Jeremy Sochan Calls Out Jarred Vanderbilt After Heated Lakers Spurs Ending

Tensions flared after the Lakers' loss to the Spurs, prompting Jeremy Sochan to question Jarred Vanderbilt's composure in a pointed postgame remark.

After the Lakers’ 107-91 loss to the San Antonio Spurs on Wednesday night, the final buzzer didn’t exactly signal the end of the action. As players began to exit the court, a brief postgame dust-up broke out between Los Angeles forward Jarred Vanderbilt and Spurs wing Jeremy Sochan. What started as an exchange of words escalated when Vanderbilt appeared to poke Sochan in the face, prompting Spurs forward Julian Champagnie to step in and shove Vanderbilt in response.

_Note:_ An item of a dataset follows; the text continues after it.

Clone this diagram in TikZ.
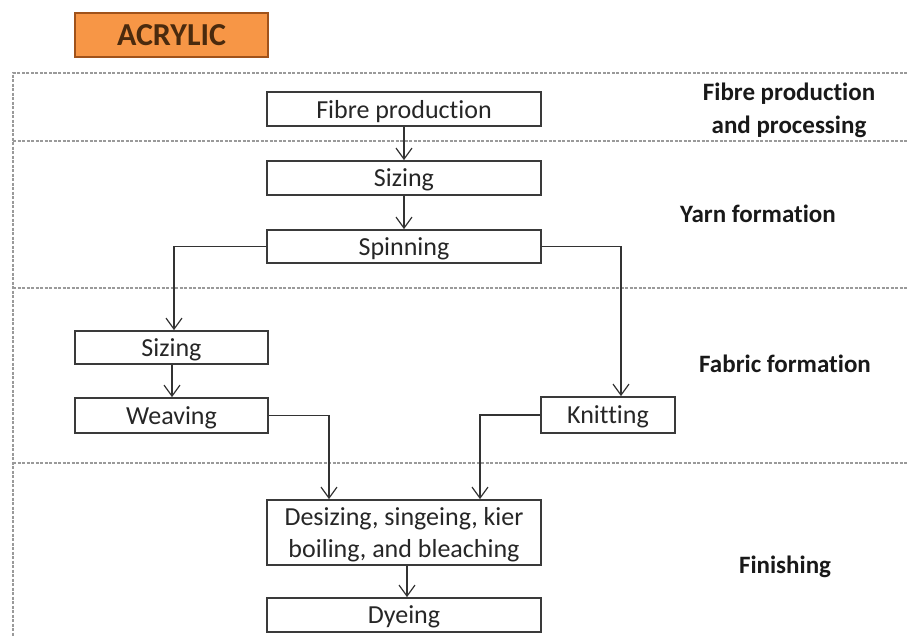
\documentclass[tikz,border=0pt]{standalone}
\usepackage{fontspec}
\setmainfont[Ligatures=NoCommon]{Carlito}
\usetikzlibrary{arrows.meta}
\definecolor{orfill}{HTML}{F79646}
\definecolor{ordraw}{HTML}{A0521A}
\definecolor{ortext}{HTML}{4A2A0E}
\definecolor{boxline}{HTML}{3A3A3A}
\definecolor{frame}{HTML}{9A9A9A}
\tikzset{
  stepbox/.style={draw=boxline, line width=1.8pt, minimum height=34pt, inner sep=0pt, text depth=0pt, font=\fontsize{26}{30}\selectfont, text=black!85},
  conn/.style={draw=black!80, line width=1.4pt, -{Straight Barb[length=11pt,width=16pt,line width=1.2pt]}},
  sect/.style={font=\bfseries\fontsize{25}{33}\selectfont, align=center, text=black!90},
  sep/.style={draw=frame, line width=1.3pt, dash pattern=on 3pt off 1.5pt}
}
\begin{document}
\begin{tikzpicture}[x=1pt,y=-1pt]
\useasboundingbox (0,0) rectangle (907,635);
% title
\node[draw=ordraw, fill=orfill, line width=1.5pt, minimum width=193pt, minimum height=44pt, inner sep=0pt, font=\bfseries\fontsize{32}{34}\selectfont, text=ortext] (title) at (171.5,35) {ACRYLIC};
% frame
\draw[sep] (907,73) -- (13,73) -- (13,640);
\draw[sep] (13,141) -- (907,141);
\draw[sep] (13,288) -- (907,288);
\draw[sep] (13,463) -- (907,463);
% boxes
\node[stepbox, minimum width=274pt] (fibre) at (404,109) {Fibre production};
\node[stepbox, minimum width=274pt] (size1) at (404,178) {Sizing};
\node[stepbox, minimum width=274pt, minimum height=33pt] (spin) at (404,246.5) {Spinning};
\node[stepbox, minimum width=193pt, minimum height=33pt] (size2) at (171.5,347.5) {Sizing};
\node[stepbox, minimum width=193pt, minimum height=35pt] (weave) at (171.5,415.5) {Weaving};
\node[stepbox, minimum width=134pt, minimum height=36pt] (knit) at (608,415) {Knitting};
\node[stepbox, minimum width=274pt, minimum height=65pt, align=center, font=\fontsize{26}{32}\selectfont] (desize) at (404,532.5) {Desizing, singeing, kier\\boiling, and bleaching};
\node[stepbox, minimum width=274pt] (dye) at (404,615) {Dyeing};
% section labels
\node[sect] (l1) at (789,110) {Fibre production\\and processing};
\node[sect] (l2) at (758,214) {Yarn formation};
\node[sect] (l3) at (785,364) {Fabric formation};
\node[sect] (l4) at (785,567) {Finishing};
% connectors
\draw[conn] (fibre) -- (size1);
\draw[conn] (size1) -- (spin);
\draw[conn] (spin.west) -| (size2.north -| 174,0);
\draw[conn] (spin.east) -| (knit.north -| 621,0);
\draw[conn] (size2.south -| 172,0) -- (weave.north -| 172,0);
\draw[conn] (weave.east) -| (desize.north -| 329,0);
\draw[conn] (knit.west) -| (desize.north -| 480,0);
\draw[conn] (desize.south -| 407,0) -- (dye.north -| 407,0);
\end{tikzpicture}
\end{document}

No technicals or penalties were handed out in the moment, and the incident didn’t spiral beyond that initial flare-up. But Sochan didn’t let the moment go quietly. After the game, he offered a subtle jab at Vanderbilt, suggesting the Lakers forward was “not emotionally stable” during their encounter.

“I must’ve said something to him during the game, and maybe it wasn’t very nice,” Sochan said. “He must have taken it the wrong way and told me to see him after the game.

So, I did. And we just had a polite exchange.

I was, I think, intact and very joyful, and the other person wasn’t. Yeah, he just wasn’t emotionally stable in that moment.

So, it’s something he has to work on. It’s just life.”

Sochan’s comments walk the line between tongue-in-cheek and pointed critique, but they also hint at the kind of emotional edge that can come with high-level competition-especially when physical, defensive-minded players like Vanderbilt are involved.

Vanderbilt, for his part, has had an up-and-down season. After falling out of head coach JJ Redick’s rotation earlier in the year-missing eight straight games in November and December-he’s recently carved out a more consistent role.

Since rejoining the rotation a few weeks ago, he’s been averaging 6.4 points and 5.5 rebounds in just under 23 minutes per game. Quietly, he’s also knocked down 37.9% of his threes in that span, a notable uptick for a player whose offensive game has often been seen as a limitation.

But Vanderbilt’s real value lies in the intangibles-the hustle, the rebounding, the defensive grit. He brings energy, length, and physicality to a Lakers team that has needed a spark on the defensive end. That kind of presence doesn’t always show up in the box score, but it definitely shows up in moments like Wednesday night, when his intensity clearly rubbed an opponent the wrong way.

These kinds of postgame tensions aren’t uncommon in the NBA, especially when emotions run high and competitive fire spills over. For the Lakers, the hope is that Vanderbilt can keep channeling that edge into the kind of on-court impact that helps them win games-without letting it boil over into anything more.